We are writing as individuals who are deeply engaged in sexual violence prevention and response work at Dartmouth.
By encouraging people to accept that real consent is enthusiastic consent, we are hoping to foster a culture in which people want their partner(s) to be 100 percent confident in their decision to engage in sexual activities together.
The Dartmouth’s recent op-ed“Yes Means Yes” by Jillian Freeman ’21 critiques the language of “enthusiasm” for not being objective, which is true. Different people do not express enthusiasm in the same way. However, “enthusiastic consent” refers to the clear, unambiguous expression of desire. It is difficult, and maybe even impossible, to express genuine enthusiasm when harmful power dynamics and coercion are present in a sexual interaction. Therefore, unenthusiastic consent is not consent. Dartmouth policy and many state laws recognize that a coerced “yes” is an invalid form of consent. As a result, spreading the idea that “the word ‘yes’ ... always demonstrates consent” propagates misinformation.
These concepts are especially important to understand because sexual coercion is incredibly common at Dartmouth; this community needs to legitimize those experiences of violence. The 2017 Dartmouth Sexual Misconduct Survey, featuring responses from a total of 3,147 undergraduate and graduate/professional students, found that “approximately a third to over half” of respondents “know someone who has been forced or coerced by another person to do something sexually they did not want to do.”
Additionally, the concept of “enthusiastic consent” asks people to consider the following: why would someone not be enthusiastic, yet still say yes? Primarily, it is because communities, both within and beyond Dartmouth, are fraught with power imbalances. These dynamics impact sexual encounters and can lead to coercion. The presence of direct or indirect threats and pressuring can push people to participate in behaviors they may be uncomfortable with in order to avoid various forms of retaliation. This is an evidently true statement. There is a tragically rich history of retaliatory violence against individuals who reject unwanted sexual advances. This is just one reason why some people might feel that saying “yes” is necessary to get through an unwanted encounter. Therefore, it must be acknowledged that there are instances in which people might say “yes” to activities to which they do not consent.

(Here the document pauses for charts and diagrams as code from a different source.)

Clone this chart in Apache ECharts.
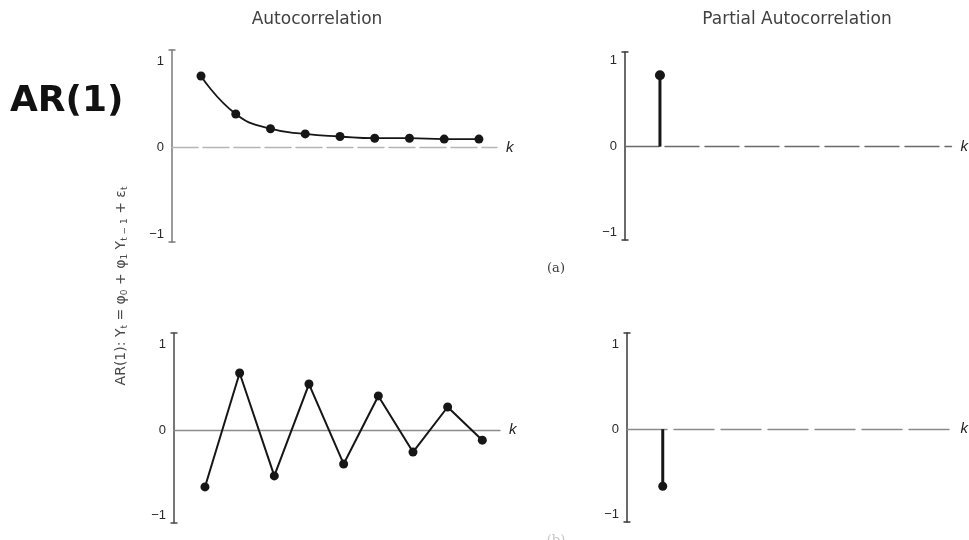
<!DOCTYPE html>
<html>
<head>
<meta charset="utf-8">
<script src="https://cdn.jsdelivr.net/npm/echarts@6/dist/echarts.min.js"></script>
<style>
  html, body { margin: 0; padding: 0; background: #fff; }
  #chart { width: 969px; height: 540px; }
</style>
</head>
<body>
<div id="chart"></div>
<script>
// Lags shown on each correlogram
const lags = [1, 2, 3, 4, 5, 6, 7, 8, 9];

// (a) phi1 > 0: ACF decays smoothly, PACF cuts off after lag 1
const acfPositive = [0.83, 0.39, 0.22, 0.16, 0.13, 0.11, 0.11, 0.10, 0.10];
const pacfPositiveLags = [1];
const pacfPositive = [0.83];

// (b) phi1 < 0: ACF alternates in sign while decaying, PACF cuts off after lag 1
const acfNegative = [-0.67, 0.67, -0.54, 0.54, -0.40, 0.40, -0.26, 0.27, -0.12];
const pacfNegativeLags = [1];
const pacfNegative = [-0.67];

// Labelled values on every vertical axis
const yTickValues = [-1, 0, 1];

const panelTitles = ['Autocorrelation', 'Partial Autocorrelation'];
const panelTags = ['(a)', '(b)'];

const pairs = (xs, ys) => xs.map((x, i) => [x, ys[i]]);

const chart = echarts.init(document.getElementById('chart'), null, { renderer: 'canvas' });

const INK = '#161616';

function xAxisFor(gridIndex, min, max, lineColor, lineType) {
  return {
    type: 'value', gridIndex, min, max,
    axisLine: { show: true, onZero: true, lineStyle: { color: lineColor, width: 1.4, type: lineType } },
    axisTick: { show: false },
    axisLabel: { show: false },
    splitLine: { show: false },
    name: 'k',
    nameLocation: 'end',
    nameGap: 9,
    nameTextStyle: { fontStyle: 'italic', fontSize: 15, color: '#222', fontFamily: 'Liberation Sans, Arial, sans-serif', verticalAlign: 'middle' }
  };
}

function yAxisFor(gridIndex, min, max, lineColor) {
  return {
    type: 'value', gridIndex, min, max,
    axisLine: {
      show: true, onZero: false,
      symbol: ['rect', 'rect'], symbolSize: [7, 1.5],
      lineStyle: { color: lineColor, width: 1.5 }
    },
    axisTick: { show: false },
    axisLabel: {
      show: true,
      customValues: yTickValues,
      margin: 8,
      fontSize: 13,
      color: '#2a2a2a',
      fontFamily: 'Liberation Sans, Arial, sans-serif',
      formatter: v => (v < 0 ? '\u2212' + Math.abs(v) : String(v))
    },
    splitLine: { show: false }
  };
}

const option = {
  animation: false,
  backgroundColor: '#ffffff',
  grid: [
    { left: 172, top: 50, width: 325, height: 192 },
    { left: 625, top: 52, width: 327, height: 188 },
    { left: 174, top: 333, width: 326, height: 190 },
    { left: 627, top: 333, width: 330, height: 189 }
  ],
  xAxis: [
    xAxisFor(0, 0.165, 9.52, '#b5b5b5', [26, 5]),
    xAxisFor(1, 0, 9.34, '#6a6a6a', [34, 6]),
    xAxisFor(2, 0.107, 9.51, '#8c8c8c', 'solid'),
    xAxisFor(3, -0.04, 9.4, '#8a8a8a', [40, 7])
  ],
  yAxis: [
    yAxisFor(0, -1.09, 1.13, '#7a7a7a'),
    yAxisFor(1, -1.085, 1.10, '#3a3a3a'),
    yAxisFor(2, -1.094, 1.14, '#4a4a4a'),
    yAxisFor(3, -1.09, 1.13, '#3a3a3a')
  ],
  series: [
    {
      name: 'ACF (a)', type: 'line', xAxisIndex: 0, yAxisIndex: 0,
      data: pairs(lags, acfPositive), smooth: true,
      symbol: 'circle', symbolSize: 9,
      lineStyle: { color: INK, width: 1.8 }, itemStyle: { color: INK, opacity: 1 }
    },
    {
      name: 'PACF (a)', type: 'bar', xAxisIndex: 1, yAxisIndex: 1,
      data: pairs(pacfPositiveLags, pacfPositive), barWidth: 3,
      itemStyle: { color: INK }
    },
    {
      name: 'PACF (a) tip', type: 'scatter', xAxisIndex: 1, yAxisIndex: 1,
      data: pairs(pacfPositiveLags, pacfPositive), symbol: 'circle', symbolSize: 10,
      itemStyle: { color: INK, opacity: 1 }
    },
    {
      name: 'ACF (b)', type: 'line', xAxisIndex: 2, yAxisIndex: 2,
      data: pairs(lags, acfNegative), smooth: false,
      symbol: 'circle', symbolSize: 9,
      lineStyle: { color: INK, width: 2 }, itemStyle: { color: INK, opacity: 1 }
    },
    {
      name: 'PACF (b)', type: 'bar', xAxisIndex: 3, yAxisIndex: 3,
      data: pairs(pacfNegativeLags, pacfNegative), barWidth: 3,
      itemStyle: { color: INK }
    },
    {
      name: 'PACF (b) tip', type: 'scatter', xAxisIndex: 3, yAxisIndex: 3,
      data: pairs(pacfNegativeLags, pacfNegative), symbol: 'circle', symbolSize: 9,
      itemStyle: { color: INK, opacity: 1 }
    }
  ],
  graphic: [
    {
      type: 'text', x: 317, y: 20,
      style: { text: panelTitles[0], font: '17px "DejaVu Sans"', fill: '#404040', align: 'center', verticalAlign: 'middle', textAlign: 'center', textVerticalAlign: 'middle' }
    },
    {
      type: 'text', x: 797, y: 20,
      style: { text: panelTitles[1], font: '17px "DejaVu Sans"', fill: '#404040', align: 'center', verticalAlign: 'middle', textAlign: 'center', textVerticalAlign: 'middle' }
    },
    {
      type: 'text', x: 10, y: 102,
      style: { text: 'AR(1)', font: 'bold 36px "DejaVu Sans"', fill: '#111', align: 'left', verticalAlign: 'middle', textAlign: 'left', textVerticalAlign: 'middle' }
    },
    {
      type: 'text', x: 121, y: 286, rotation: Math.PI / 2,
      style: {
        text: 'AR(1): Y{s|t} = \u03c6{s|0} + \u03c6{s|1} Y{s|t \u2212 1} + \u03b5{s|t}',
        font: '14px "DejaVu Sans"', fill: '#4a4a4a',
        align: 'center', verticalAlign: 'middle', textAlign: 'center', textVerticalAlign: 'middle',
        lineHeight: 17,
        rich: {
          s: { fontSize: 9, fontFamily: 'DejaVu Sans', fill: '#4a4a4a', verticalAlign: 'bottom', lineHeight: 17 }
        }
      }
    },
    {
      type: 'text', x: 556, y: 269,
      style: { text: panelTags[0], font: '13px "DejaVu Serif"', fill: '#3a3a3a', align: 'center', verticalAlign: 'middle', textAlign: 'center', textVerticalAlign: 'middle' }
    },
    {
      type: 'text', x: 556, y: 541,
      style: { text: panelTags[1], font: '13px "DejaVu Serif"', fill: '#c4c4c4', align: 'center', verticalAlign: 'middle', textAlign: 'center', textVerticalAlign: 'middle' }
    }
  ]
};

chart.setOption(option);
</script>
</body>
</html>
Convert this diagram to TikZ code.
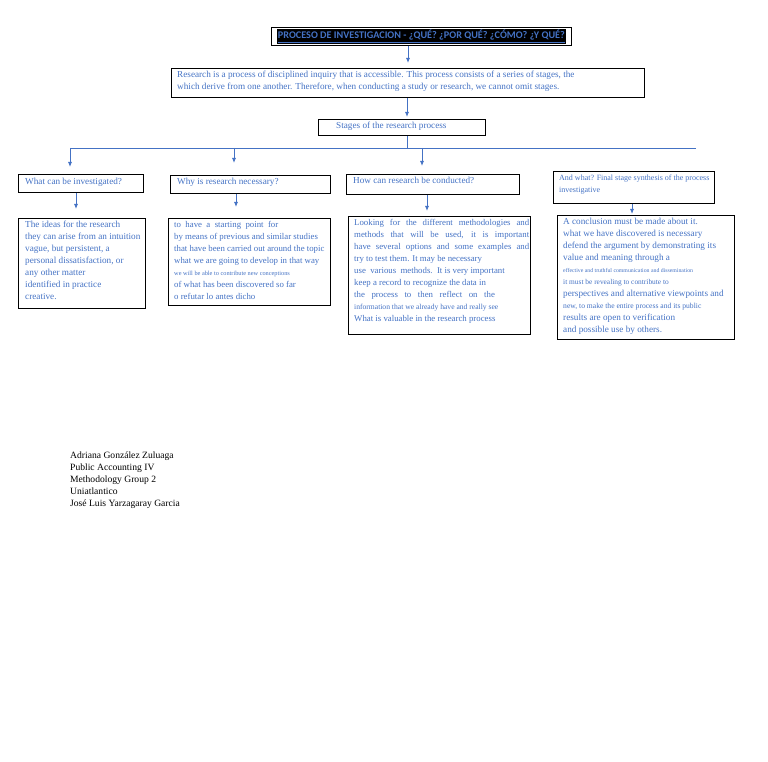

Beyond the question of coercion, the phrase “real consent is enthusiastic consent” is related to broader barriers to having healthy and positive sexual relationships. Many accept as a norm that people should put up with and engage in encounters that are not enjoyable or pleasurable for them. But pleasure should be at the heart of conversations around sexual encounters. Enthusiasm should not be a weird or burdensome expectation.
We also want to address the claims about false reports that were made in “Yes Means Yes.” There is a difference between regretting a sexual encounter and walking away from an experience feeling violated. Conflating these experiences perpetuates the idea that many allegations of sexual assault are “false reports” made in bad faith. The idea that people are looking for an excuse to make “false reports” is outrageous. Sexual assault is a traumatic experience; no one asks for it. People do not label a hookup that they regret sexual assault as an “easy way out.” Often, for a survivor, coming to terms with the assault is difficult in itself, let alone facing the backlash, blame and invalidation that many survivors experience.
Although false reporting does occur, the rates are low. According to a 2012 report by the National Sexual Violence Research Center, a review of the literature indicates that false reporting rates are between 2 percent and 10 percent. This means that at least 90 percent of reports are true. Furthermore, these false-reporting rates are consistent across other crimes. For instance, at least 10 percent of auto theft reports are estimated to be false reports made to reap the benefits of insurance claims, according to research on auto theft prevention by the National Conference of State Legislatures.
Many people also conflate unfounded reports with false reports. However, just because a perpetrator is not found responsible for their actions in a criminal or college investigation does not mean that a survivor made the report in bad faith or with “malicious intent.” Instead, there may be a lack of evidence, witnesses or other resources that are necessary to obtain a finding of responsibility.
Ultimately, being intimidated or pressured to mumble “‘yes,’ ‘sure’ or ‘okay’” to things one is not fully comfortable with is not consent. Clearly, yes does not always mean yes. Ideally, it would be that simple, but we exist in a society rife with power imbalances and coercion. As a community, Dartmouth should work to correct power imbalances rather than ignoring the impact they have on interpersonal interactions. Misunderstanding these issues can be incredibly harmful to survivors and the entire community.
Most importantly, to survivors of sexual assault who may have felt invalidated by the ideas presented in the op-ed, “Yes Means Yes,” we see you and we hear you.
Calcaterra is a member of the Class of 2019 and Carithers is a member of the Class of 2020. Calcaterra and Carithers are Movement Against Violence facilitators and Sexual Assault Peer Advisors. Calcaterra also serves as executive chair of the Student and Presidential Committee on Sexual Assault.